Although there may be antecedent factors the person has the ability to step back from any psychological factors, such as desire or an emotion. Even with desires and emotions, the person is free to decide to do what they choose, for example, to go out to dinner, to study for college, or to do any other possibility that is being considered. The power to make decisions is when a person uses free will. Although antecedent factors do not totally cause a decision to act, neither is the decision to act completely arbitrary.
If this was the case then the decision to act would not be seen as free will. Also the decision to act, according to the theory of free will, it is supposed to be an expression of the person who makes it, for example, when a person does something that is totally out of character, like running around the streets naked and this was totally unconnected with the person’s character and previous thoughts, then this would not be done out of free will. Although determinism and free will can be seen to be ever present in human living, I a practical and liveable sense they both seem compatible.

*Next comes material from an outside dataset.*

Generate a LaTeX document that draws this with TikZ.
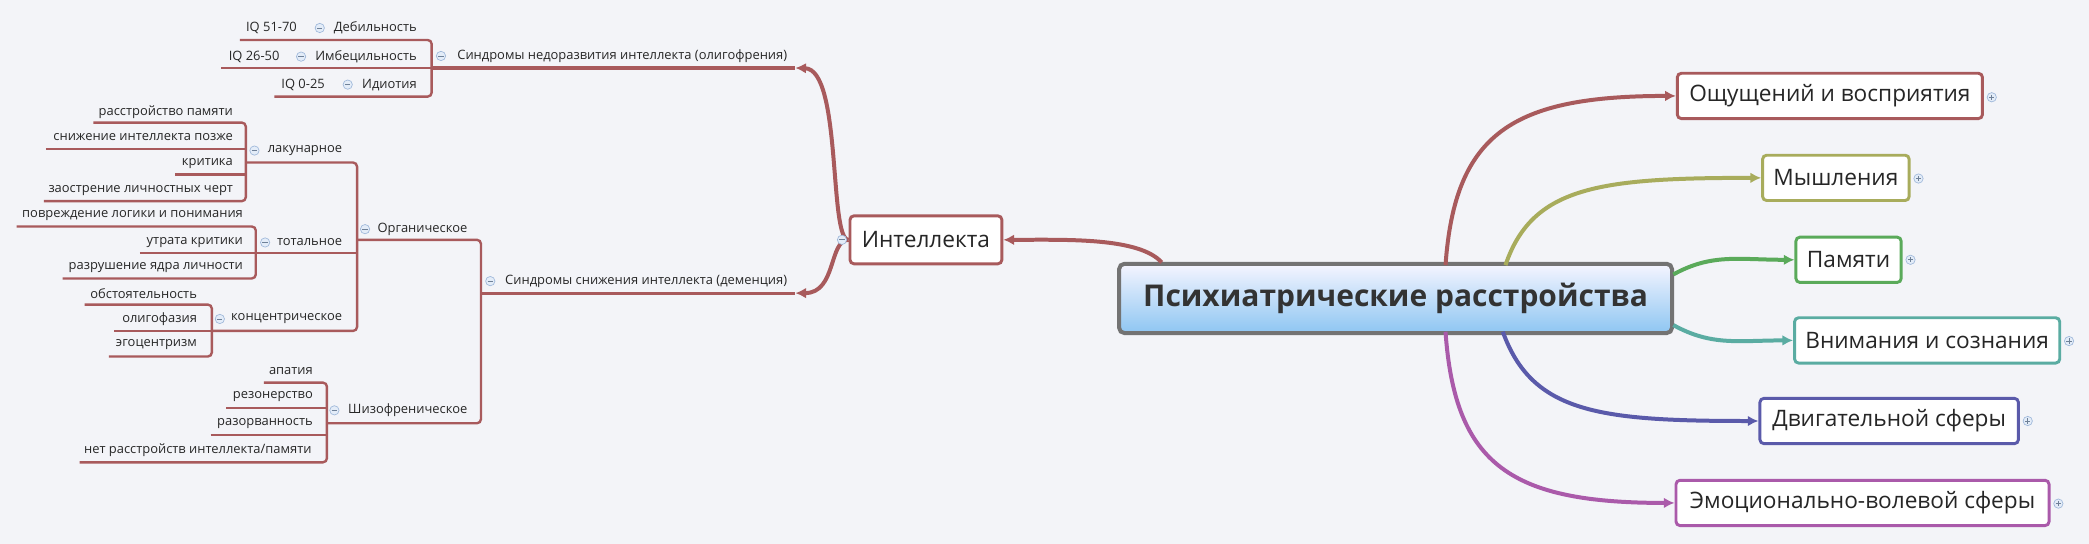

With determinism it is true that an event is caused by antecedent conditions, but if this was applied to everything then we as human beings would be nothing more than robots, with no responsibility, plus the fact that although our bodies are made of atoms, which we have no control over, these atoms do not control us as thinking beings. Free will on the other hand does give us a choice in what we do but, this does not mean we are truly free to do whatever we wish, as we know there are consequences to all our actions, which in a true sense means we are never truly free to do anything we choose as we are responsible for our actions.
But free will in this case says that if something is done out of character, then it is not done out of free will, but spontaneity is one of the things that makes us human and not just predictable objects. It is true to say that our futures can be determined from our up brining and background. So we are left with the choice to either accept our determined futures or choose to make the choices open to us and change the determined future.